Mieux que cela, Nicolet essaie de définir l'idée républicaine par exclusion des idées démocratiques anglo-saxonnes : en effet, y'a t'il une différence entre la révolution américaine et française au niveau des idées ? Pour l'auteur, oui il y a des différences, deux, notamment.
La première, c'est que l'idée républicaine française ne s'appuie, ni sur la Réforme, ni sur la religion catholique, apostolique et romaine. L'idée républicaine est d'abord une idée laïque. Elle n'a pas cette sorte d'articulation profonde et religieuse entre le protestantisme " libérateur" chez les anglo-saxons, et la démocratie qui est en soit une continuité de cette religion, on élit son pasteur, et tout le monde en soit peut exercer la prêtrise chez les protestants. Mais, plus étonnant, note Nicolet, c'est que la religion catholique n'a aussi aucune influence sur l'idée républicaine. L'idée républicaine se construit donc en porte à faux vis-à-vis des religions. On citera à excès la déchristianisation brutale de 1792, mais comme le rappelle avec subtilité l'auteur, la constitution de 1795, censée ramener l'ordre bourgeois, affirme bien le principe de séparation des églises et de l'état. Jusqu'au ralliement des catholiques au toast d'Alger, les républicains, même et surtout protestants ( ce qui est paradoxal par rapport aux anglo-saxons !), agiront de tout feux pour virer les religions de l'espace public. Souvenez-vous du bon mot de Peyrat reprit par Gambetta : "le Cléricalisme ? Voilà l'Ennemi !".
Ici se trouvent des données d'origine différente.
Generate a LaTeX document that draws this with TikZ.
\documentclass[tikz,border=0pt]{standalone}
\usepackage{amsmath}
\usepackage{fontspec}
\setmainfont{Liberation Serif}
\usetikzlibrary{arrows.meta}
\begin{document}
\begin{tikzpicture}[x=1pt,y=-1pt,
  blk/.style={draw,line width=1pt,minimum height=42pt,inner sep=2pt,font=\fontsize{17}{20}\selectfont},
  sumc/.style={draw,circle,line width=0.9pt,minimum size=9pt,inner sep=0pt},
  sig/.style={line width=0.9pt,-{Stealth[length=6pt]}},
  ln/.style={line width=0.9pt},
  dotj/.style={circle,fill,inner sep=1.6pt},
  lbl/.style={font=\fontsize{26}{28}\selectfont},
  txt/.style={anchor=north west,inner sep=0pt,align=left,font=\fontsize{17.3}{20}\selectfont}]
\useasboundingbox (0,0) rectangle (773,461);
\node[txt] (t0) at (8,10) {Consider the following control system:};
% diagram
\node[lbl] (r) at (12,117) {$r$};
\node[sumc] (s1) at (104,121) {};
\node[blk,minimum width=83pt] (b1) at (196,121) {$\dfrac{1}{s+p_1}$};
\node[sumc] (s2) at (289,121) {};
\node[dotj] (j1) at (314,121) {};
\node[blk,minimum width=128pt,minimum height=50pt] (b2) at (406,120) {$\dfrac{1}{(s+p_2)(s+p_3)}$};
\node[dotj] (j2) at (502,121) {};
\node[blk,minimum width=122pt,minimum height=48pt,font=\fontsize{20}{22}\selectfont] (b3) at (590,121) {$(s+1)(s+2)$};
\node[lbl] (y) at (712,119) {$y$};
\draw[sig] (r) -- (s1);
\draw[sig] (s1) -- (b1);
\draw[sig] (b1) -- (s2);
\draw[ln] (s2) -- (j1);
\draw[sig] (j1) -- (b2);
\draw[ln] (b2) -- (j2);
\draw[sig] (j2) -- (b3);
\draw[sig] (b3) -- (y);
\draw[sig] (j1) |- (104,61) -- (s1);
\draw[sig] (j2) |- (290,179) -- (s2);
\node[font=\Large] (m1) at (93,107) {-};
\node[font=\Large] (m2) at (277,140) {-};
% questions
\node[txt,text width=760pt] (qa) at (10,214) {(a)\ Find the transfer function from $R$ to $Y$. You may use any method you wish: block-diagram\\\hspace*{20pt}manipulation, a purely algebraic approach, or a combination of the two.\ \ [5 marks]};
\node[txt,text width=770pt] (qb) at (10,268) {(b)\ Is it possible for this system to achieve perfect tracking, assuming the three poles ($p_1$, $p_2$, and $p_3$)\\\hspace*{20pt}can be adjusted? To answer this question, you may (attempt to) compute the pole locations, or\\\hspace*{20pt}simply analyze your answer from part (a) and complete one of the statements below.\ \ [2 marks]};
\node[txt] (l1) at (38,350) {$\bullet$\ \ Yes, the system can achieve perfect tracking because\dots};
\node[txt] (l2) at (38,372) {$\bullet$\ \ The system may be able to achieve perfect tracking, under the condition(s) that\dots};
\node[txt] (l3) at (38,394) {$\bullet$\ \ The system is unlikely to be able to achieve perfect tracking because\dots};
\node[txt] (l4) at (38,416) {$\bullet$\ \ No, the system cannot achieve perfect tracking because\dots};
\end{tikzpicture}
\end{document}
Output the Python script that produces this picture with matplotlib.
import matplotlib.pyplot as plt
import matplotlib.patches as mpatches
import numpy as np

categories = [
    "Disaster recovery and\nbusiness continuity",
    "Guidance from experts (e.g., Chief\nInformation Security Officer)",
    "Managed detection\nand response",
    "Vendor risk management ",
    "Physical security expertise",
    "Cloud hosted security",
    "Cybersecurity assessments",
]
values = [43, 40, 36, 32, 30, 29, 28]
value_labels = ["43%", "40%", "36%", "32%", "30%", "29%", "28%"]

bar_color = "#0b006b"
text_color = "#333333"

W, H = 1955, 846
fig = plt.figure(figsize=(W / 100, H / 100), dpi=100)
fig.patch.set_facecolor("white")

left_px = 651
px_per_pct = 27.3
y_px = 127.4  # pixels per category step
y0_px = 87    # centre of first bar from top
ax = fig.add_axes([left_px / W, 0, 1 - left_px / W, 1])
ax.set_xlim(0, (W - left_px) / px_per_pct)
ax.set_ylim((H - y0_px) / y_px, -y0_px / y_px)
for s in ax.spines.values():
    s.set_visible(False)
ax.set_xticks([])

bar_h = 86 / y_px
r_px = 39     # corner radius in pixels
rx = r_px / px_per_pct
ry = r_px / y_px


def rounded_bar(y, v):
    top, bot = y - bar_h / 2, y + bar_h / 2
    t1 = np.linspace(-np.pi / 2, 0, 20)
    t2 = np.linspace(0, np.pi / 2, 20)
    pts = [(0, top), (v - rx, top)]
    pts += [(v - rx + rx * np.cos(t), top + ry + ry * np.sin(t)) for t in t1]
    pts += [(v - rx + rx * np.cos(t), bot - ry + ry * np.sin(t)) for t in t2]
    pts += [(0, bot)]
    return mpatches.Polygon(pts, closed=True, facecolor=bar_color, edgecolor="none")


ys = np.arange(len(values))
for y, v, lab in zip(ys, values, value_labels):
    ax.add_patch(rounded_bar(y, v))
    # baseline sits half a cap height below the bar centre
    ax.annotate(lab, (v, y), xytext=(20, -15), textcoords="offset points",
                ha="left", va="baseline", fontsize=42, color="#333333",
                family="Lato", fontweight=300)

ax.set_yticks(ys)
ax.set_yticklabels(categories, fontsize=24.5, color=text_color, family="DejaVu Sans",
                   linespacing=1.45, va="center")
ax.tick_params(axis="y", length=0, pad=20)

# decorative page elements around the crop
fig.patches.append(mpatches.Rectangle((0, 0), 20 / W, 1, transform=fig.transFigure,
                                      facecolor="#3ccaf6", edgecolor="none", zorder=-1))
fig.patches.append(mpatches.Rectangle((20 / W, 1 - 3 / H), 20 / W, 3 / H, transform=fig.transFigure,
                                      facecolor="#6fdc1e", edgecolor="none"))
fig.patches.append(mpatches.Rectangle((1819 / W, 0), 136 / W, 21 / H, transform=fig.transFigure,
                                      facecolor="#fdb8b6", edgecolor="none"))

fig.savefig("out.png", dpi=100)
Le second grand point de divergence avec les anglo-saxons, est que l'idée républicaine est profondément relié aux idées antiques de la liberté, de la libertas. Chez les anglo-saxons, il y a une coupure avec l'Antiquité, ils ne se sentent pas reliés avec cette époque, avec ces idées (peut-être est-ce du à l'articulation religieuse), même s'ils peuvent les admirer, pour eux, ce n'est pas la même chose, il est impossible de copier la liberté des Anciens pour la transposer dans le monde moderne. C'est le contraire pour l'idée républicaine comme je l'ai dis plus haut. Pour les républicains français, au contraire, la France est la nouvelle Rome et la nouvelle Athènes à la fois. Il n'y a pas de coupures, il n'y a pas de mise à distance de l'Antiquité, la Révolution et la République SONT la continuité de l'Antiquité pour les révolutionnaires et les républicains. L'auteur note à ce propos que cela fait une graaaaaaaaaaaaande ellipse d'un bon millénaire et quelques, mais il dit bien que cela importe peu pour l'idée. Les révolutionnaires (et donc de facto les républicains) ont construit cette idée, certes, mais contrairement aux anglo-saxons, ils ont construit cette idée comme une continuité de l'idéal civique de l'Antiquité.
Bon, je vous rassure, y'a pas que ca, comme je vous l'ai dit, dans ce livre, on va dire que ce sont les parties qui m'ont le plus passionnées.
Par contre après, n'essayez pas de réfléchir s'il reste encore une idée républicaine de nos jours, c'est la depression qui arrive très vite.